**Task details**: Locate every line in the material below that has the word "image". Copy each of those lines.

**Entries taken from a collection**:
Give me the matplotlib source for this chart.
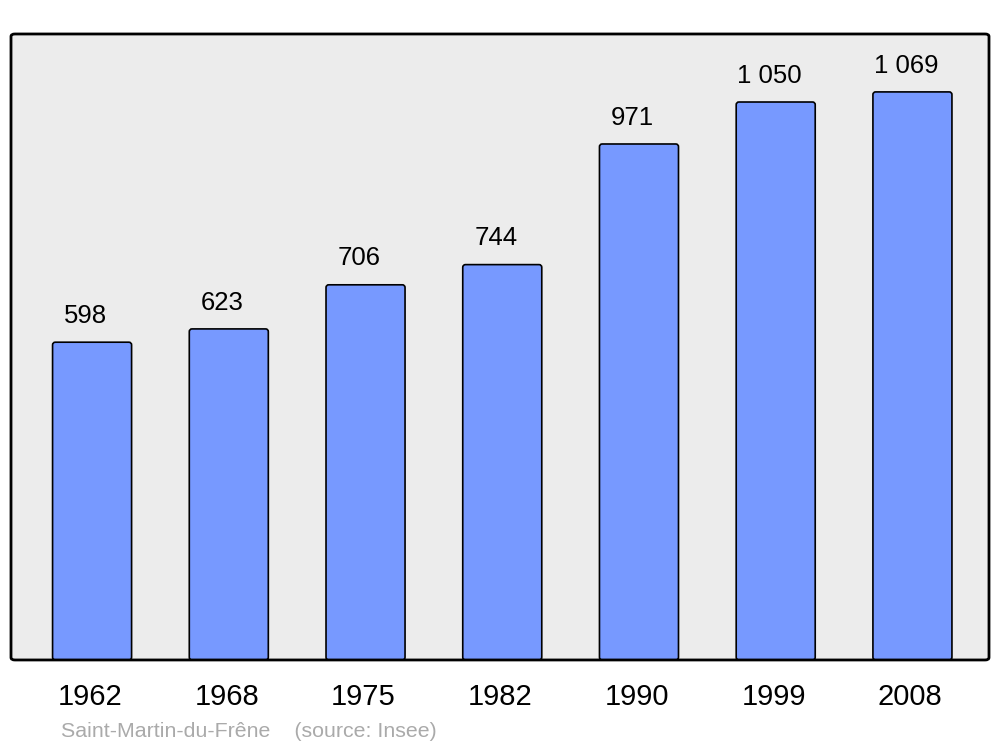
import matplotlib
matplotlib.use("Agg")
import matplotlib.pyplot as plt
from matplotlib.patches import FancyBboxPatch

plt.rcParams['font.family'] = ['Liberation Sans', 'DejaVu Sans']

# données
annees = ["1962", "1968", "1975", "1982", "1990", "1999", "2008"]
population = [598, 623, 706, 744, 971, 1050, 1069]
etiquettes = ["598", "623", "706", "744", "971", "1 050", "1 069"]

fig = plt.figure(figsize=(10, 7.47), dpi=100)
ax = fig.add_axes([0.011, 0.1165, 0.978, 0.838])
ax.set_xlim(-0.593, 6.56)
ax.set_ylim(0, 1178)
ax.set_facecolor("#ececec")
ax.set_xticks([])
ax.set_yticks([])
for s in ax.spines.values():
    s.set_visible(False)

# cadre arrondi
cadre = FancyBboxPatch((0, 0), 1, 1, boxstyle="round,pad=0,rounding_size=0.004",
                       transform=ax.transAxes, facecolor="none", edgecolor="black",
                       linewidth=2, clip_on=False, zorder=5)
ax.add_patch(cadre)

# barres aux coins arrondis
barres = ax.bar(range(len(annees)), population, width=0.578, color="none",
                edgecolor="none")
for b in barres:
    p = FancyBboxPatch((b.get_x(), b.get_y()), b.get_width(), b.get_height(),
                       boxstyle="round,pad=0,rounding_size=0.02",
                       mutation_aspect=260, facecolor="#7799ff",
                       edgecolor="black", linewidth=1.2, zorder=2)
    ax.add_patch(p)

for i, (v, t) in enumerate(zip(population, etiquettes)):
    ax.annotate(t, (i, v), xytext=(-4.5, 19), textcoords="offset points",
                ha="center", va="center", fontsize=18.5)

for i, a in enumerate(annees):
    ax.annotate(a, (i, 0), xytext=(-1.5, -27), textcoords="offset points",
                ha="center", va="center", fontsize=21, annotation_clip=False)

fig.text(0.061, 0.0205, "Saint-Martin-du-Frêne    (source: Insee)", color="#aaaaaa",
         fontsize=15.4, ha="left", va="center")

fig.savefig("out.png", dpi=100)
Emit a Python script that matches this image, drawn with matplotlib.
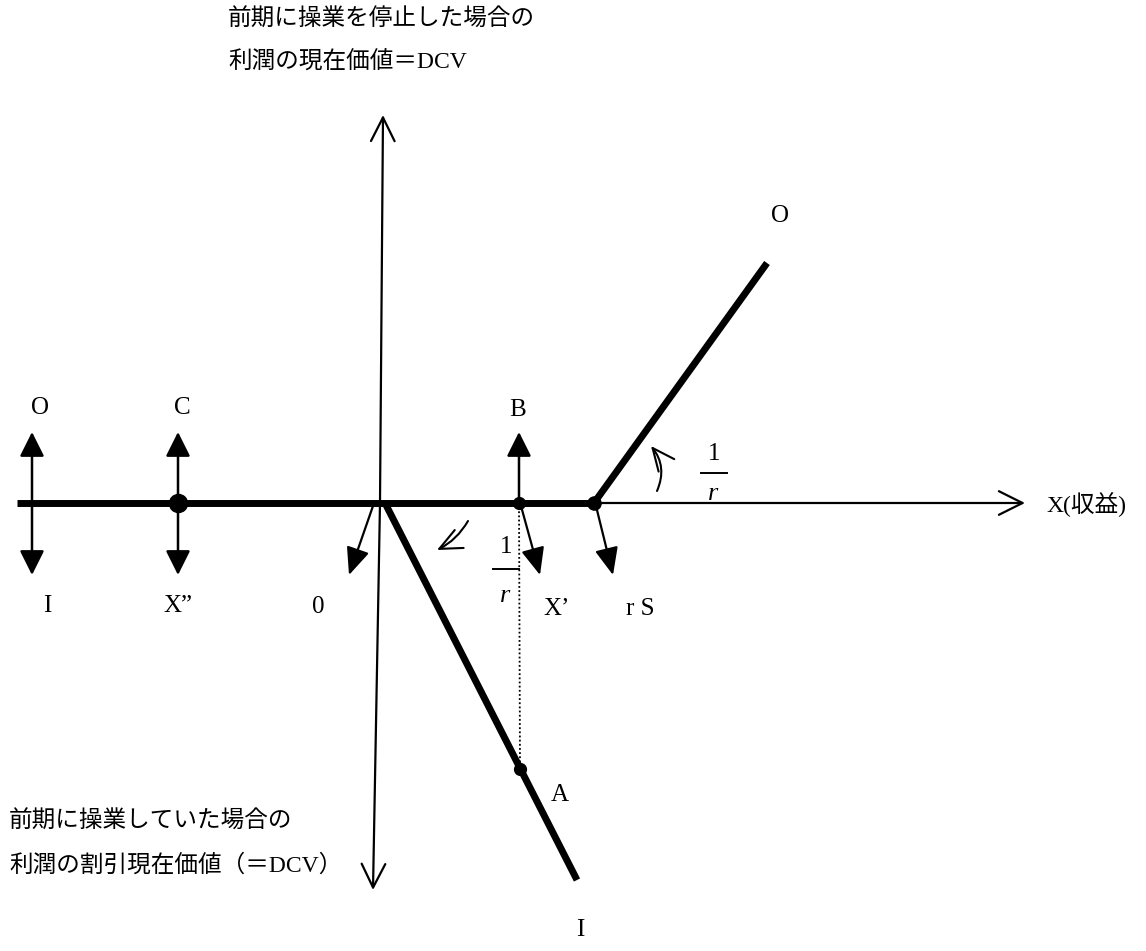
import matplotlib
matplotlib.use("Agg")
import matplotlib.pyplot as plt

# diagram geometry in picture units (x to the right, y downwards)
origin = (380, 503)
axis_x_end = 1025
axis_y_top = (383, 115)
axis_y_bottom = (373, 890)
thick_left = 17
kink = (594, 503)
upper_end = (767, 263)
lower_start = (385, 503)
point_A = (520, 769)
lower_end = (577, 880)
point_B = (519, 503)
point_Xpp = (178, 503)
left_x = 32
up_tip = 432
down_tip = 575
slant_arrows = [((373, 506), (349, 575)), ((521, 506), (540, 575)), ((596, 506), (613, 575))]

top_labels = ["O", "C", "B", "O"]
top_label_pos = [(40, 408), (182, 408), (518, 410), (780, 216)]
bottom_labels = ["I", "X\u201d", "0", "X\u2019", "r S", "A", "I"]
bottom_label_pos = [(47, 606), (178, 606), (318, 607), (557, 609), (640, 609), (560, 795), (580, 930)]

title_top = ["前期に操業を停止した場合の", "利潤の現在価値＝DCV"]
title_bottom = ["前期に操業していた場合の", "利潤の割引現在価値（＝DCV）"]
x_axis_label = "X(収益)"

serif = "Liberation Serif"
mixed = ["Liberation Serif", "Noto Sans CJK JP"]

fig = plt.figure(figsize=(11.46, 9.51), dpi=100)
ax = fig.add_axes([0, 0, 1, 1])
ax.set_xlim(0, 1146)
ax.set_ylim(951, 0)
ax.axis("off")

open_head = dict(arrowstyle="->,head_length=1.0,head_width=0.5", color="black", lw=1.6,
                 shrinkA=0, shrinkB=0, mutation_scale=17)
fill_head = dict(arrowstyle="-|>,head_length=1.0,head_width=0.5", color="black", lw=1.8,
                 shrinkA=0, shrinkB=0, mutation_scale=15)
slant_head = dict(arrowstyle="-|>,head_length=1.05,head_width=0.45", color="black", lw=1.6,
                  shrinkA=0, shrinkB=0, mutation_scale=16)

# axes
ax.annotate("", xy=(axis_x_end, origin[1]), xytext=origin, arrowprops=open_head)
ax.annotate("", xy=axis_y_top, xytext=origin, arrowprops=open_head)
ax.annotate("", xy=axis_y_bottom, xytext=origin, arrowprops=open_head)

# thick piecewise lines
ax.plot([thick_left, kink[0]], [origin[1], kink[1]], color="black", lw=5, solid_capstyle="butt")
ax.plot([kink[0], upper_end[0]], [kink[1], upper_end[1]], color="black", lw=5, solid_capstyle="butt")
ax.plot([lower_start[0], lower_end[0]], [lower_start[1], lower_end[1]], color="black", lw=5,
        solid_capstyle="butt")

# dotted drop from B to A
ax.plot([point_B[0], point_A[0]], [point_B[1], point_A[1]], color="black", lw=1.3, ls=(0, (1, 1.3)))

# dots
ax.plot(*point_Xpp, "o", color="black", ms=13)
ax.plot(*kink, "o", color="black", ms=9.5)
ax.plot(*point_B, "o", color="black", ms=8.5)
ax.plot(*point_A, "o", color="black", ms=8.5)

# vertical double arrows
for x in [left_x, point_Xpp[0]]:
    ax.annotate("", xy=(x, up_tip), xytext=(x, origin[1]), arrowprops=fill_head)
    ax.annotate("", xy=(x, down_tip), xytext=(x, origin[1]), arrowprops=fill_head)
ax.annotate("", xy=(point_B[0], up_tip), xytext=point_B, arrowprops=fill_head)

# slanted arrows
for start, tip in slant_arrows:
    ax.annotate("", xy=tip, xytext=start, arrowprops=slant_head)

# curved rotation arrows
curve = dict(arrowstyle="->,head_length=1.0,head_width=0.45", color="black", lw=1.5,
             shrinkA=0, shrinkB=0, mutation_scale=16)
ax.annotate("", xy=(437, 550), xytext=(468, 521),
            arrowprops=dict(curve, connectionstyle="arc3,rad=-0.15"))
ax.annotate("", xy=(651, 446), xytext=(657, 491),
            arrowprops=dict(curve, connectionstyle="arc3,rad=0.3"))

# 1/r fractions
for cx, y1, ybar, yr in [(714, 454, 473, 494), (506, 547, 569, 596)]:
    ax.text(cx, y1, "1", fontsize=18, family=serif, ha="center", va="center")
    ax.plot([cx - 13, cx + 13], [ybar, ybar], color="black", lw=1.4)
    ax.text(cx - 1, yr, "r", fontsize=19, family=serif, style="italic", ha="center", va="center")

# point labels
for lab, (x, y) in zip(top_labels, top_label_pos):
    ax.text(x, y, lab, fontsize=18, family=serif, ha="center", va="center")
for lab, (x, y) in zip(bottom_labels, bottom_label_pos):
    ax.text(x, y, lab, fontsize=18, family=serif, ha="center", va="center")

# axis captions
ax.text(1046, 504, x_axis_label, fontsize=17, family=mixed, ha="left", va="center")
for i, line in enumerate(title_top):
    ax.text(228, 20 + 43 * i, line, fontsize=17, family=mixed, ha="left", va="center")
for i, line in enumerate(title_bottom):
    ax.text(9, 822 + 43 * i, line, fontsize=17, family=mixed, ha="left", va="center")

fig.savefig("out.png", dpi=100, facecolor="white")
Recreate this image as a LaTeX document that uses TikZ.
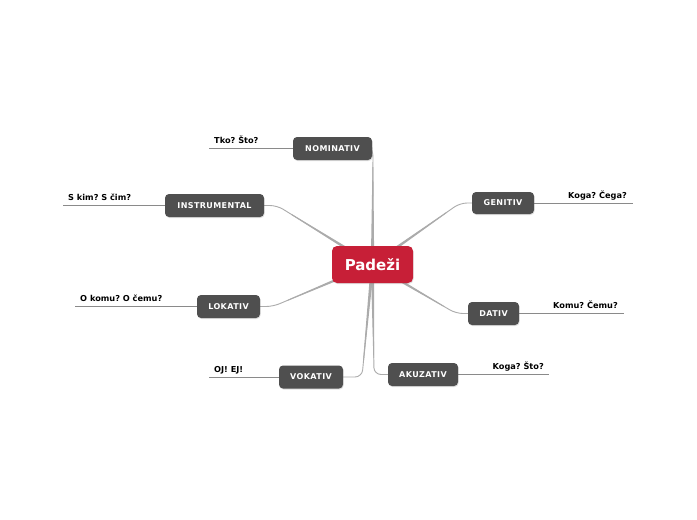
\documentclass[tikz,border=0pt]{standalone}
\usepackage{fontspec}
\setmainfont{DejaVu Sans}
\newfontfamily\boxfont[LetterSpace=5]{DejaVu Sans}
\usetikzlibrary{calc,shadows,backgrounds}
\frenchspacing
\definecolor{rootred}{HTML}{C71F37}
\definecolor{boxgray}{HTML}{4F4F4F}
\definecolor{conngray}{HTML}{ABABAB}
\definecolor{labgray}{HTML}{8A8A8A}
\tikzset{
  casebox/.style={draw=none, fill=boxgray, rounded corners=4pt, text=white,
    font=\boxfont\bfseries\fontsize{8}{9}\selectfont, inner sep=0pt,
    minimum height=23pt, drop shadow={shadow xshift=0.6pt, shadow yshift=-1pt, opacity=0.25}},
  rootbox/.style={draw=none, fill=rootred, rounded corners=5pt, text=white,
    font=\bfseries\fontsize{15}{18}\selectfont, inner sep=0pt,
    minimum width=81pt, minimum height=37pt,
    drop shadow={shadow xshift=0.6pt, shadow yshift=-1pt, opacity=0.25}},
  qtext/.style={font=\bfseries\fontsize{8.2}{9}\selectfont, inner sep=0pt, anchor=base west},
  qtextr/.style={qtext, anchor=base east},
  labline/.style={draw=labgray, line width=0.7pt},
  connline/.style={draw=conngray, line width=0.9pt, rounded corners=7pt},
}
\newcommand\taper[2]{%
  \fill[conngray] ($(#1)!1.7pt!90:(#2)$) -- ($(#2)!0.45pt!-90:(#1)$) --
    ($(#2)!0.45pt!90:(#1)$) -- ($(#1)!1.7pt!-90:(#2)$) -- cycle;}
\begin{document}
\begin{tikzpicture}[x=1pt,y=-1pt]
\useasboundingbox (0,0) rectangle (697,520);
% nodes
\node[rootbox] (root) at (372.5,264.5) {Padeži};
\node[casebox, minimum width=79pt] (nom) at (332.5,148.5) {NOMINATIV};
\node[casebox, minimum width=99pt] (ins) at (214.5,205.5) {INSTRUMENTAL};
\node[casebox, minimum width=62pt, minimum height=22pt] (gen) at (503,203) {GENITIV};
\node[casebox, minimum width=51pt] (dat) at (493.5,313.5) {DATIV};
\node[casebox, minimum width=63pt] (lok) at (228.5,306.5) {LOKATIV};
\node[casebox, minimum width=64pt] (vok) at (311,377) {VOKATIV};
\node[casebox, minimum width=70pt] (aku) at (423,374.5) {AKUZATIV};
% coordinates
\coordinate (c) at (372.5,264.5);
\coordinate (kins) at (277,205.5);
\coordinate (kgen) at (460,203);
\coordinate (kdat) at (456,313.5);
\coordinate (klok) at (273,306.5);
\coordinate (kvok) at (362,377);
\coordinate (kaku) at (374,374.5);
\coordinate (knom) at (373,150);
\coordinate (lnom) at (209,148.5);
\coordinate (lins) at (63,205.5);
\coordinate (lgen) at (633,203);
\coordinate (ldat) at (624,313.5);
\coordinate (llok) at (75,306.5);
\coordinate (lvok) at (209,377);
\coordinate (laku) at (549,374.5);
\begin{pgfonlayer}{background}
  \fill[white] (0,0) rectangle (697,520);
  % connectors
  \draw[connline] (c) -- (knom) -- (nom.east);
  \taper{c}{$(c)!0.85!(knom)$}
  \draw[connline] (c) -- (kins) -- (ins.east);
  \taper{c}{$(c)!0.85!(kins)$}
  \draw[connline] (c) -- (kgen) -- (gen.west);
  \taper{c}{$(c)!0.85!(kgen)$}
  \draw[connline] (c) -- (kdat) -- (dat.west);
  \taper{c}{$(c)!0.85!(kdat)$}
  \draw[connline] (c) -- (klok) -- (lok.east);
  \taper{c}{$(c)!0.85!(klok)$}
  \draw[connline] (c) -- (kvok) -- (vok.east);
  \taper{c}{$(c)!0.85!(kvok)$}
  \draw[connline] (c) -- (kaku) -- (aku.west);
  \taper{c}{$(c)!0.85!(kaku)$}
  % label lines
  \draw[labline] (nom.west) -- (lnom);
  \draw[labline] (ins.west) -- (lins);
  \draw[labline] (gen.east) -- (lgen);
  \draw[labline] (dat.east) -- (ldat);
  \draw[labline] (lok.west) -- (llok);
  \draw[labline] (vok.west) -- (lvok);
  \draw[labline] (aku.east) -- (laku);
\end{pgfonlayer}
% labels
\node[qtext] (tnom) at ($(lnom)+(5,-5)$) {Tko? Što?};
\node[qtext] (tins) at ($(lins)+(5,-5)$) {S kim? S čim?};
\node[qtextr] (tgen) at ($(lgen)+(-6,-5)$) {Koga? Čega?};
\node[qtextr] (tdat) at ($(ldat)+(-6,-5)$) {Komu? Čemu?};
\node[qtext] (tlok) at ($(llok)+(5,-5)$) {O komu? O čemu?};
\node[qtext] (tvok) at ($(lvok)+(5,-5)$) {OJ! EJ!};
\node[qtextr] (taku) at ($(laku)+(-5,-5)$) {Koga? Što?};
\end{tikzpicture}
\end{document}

**Correct answer**:
Emit a Python script that matches this image, drawn with matplotlib.
Recreate this image as a LaTeX document that uses TikZ.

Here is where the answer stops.